If you're in a full-fledged panic due to financial concerns, you're clearly in good company. And if that's the case, here are a few things you can do to stay afloat over the next few months.
1. File for unemployment benefits
You may think you're ineligible for unemployment because you didn't work full-time prior to the pandemic, or you worked as an independent contractor. You may also assume that you're not allowed to claim benefits because you're unavailable for work due to not having child care.
But actually, the rules surrounding unemployment benefits have changed a lot because of COVID-19. In many states, you're eligible for benefits if child care constraints are preventing you from accepting a job. And gig workers can now file for benefits, too -- a new rule that didn't previously exist.
It pays to file an unemployment claim and see what benefits you're eligible for, because you may have an unexpected source of income at your disposal.
2. Ask for relief from paying the bills
Many mortgage lenders, landlords, utility companies, and service providers are granting customers more leeway in paying their bills due to the ongoing crisis. If you're worried about covering your expenses in the coming months, reach out and see what options are available to you. You may be able to hit pause on certain payments completely until things improve.
3. Apply for a loan
If you don't have enough money to pay your bills and don't get complete relief from them, then you may have no choice but to borrow. Racking up a credit card balance may seem like the easiest bet in this regard, but it's also a dangerous one, because it can cost you a lot in interest and also damage your credit score. A better bet? If you own a home, try applying for a home equity loan or line of credit. This type of financing is usually fairly easy to come by, though you'll want to act quickly, because some lenders are cutting back on it. If you don't own a home, you can try applying for a personal loan through a bank.
4. Tap your retirement savings if all else fails
You may only have so much money in a savings account to access during this difficult time. But if you have a 401(k) or IRA, you can take a withdrawal from that account if you've really exhausted all other options. Normally, an early retirement plan withdrawal results in a 10% penalty on the sum you remove, but right now, you're allowed to take out up to $100,000 without being hit with that penalty. You can also borrow from your 401(k) if your plan allows for that, and the amount you can take out in loan form has doubled to $100,000.
Of course, many people don't have $100,000 in retirement savings, and if you don't, the amount you withdraw or borrow is limited to the balance you have. And again, touching your retirement savings should really be a last resort-option. But if you've drawn down your regular savings and can't get a loan for those bills you can't put off, you may have to tap your 401(k) or IRA.
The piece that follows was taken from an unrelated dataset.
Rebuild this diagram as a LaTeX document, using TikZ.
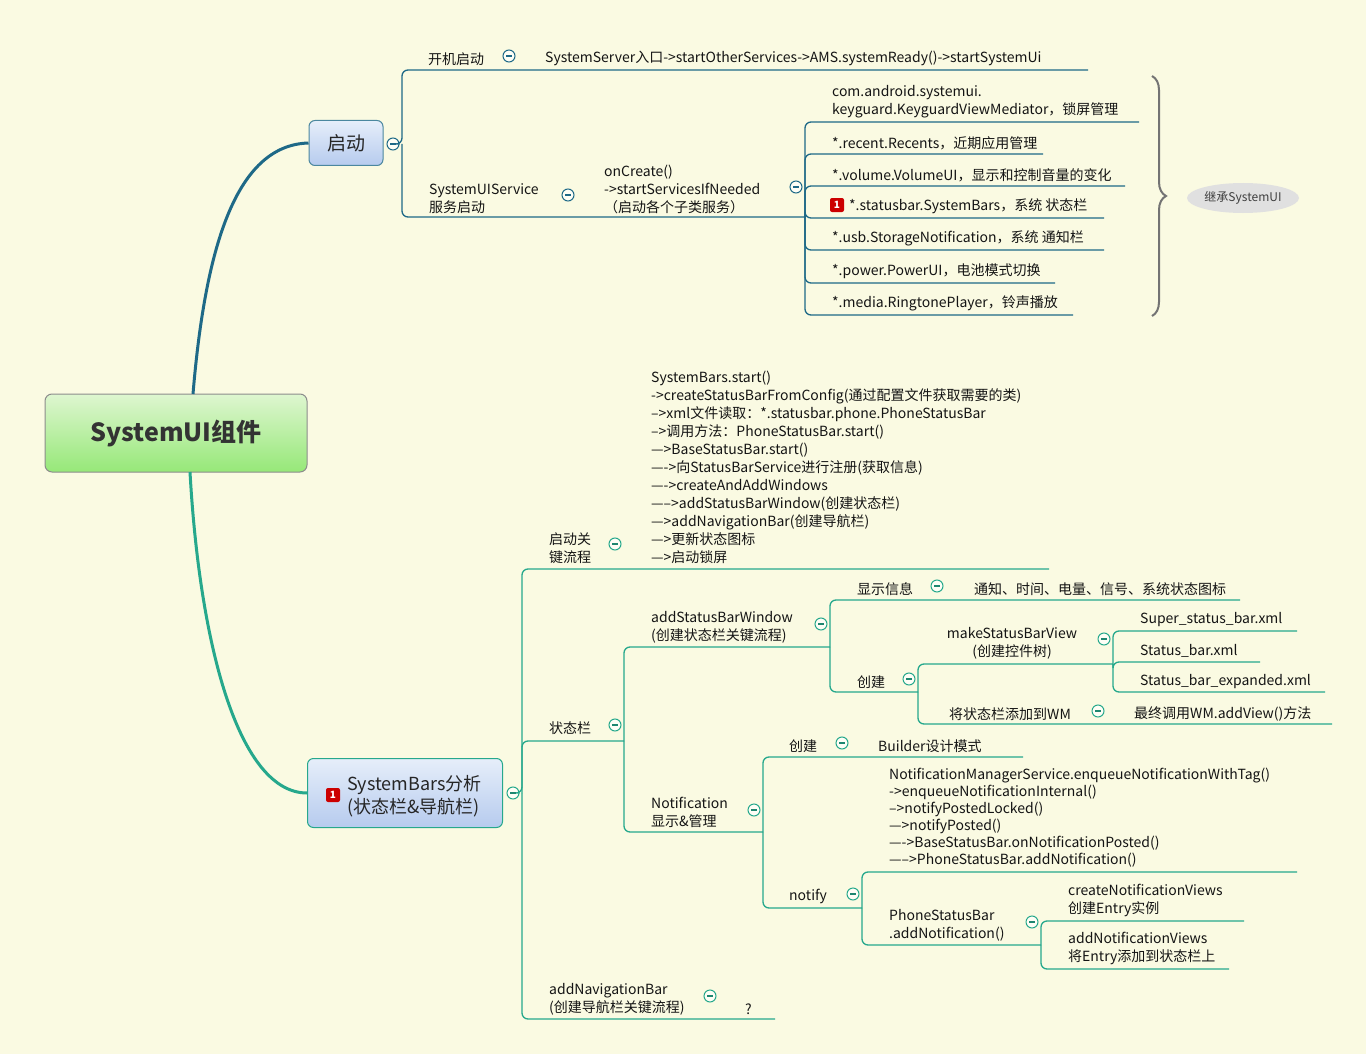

So many people are struggling financially right now, and understandably so. If you're worried about making ends meet during the pandemic, see about collecting unemployment benefits, getting relief from bills, and borrowing affordably. And if you need to, raid your retirement plan. Though doing so puts you at risk of falling short financially later in life, ultimately, you need to cover your immediate needs and then worry about your future ones.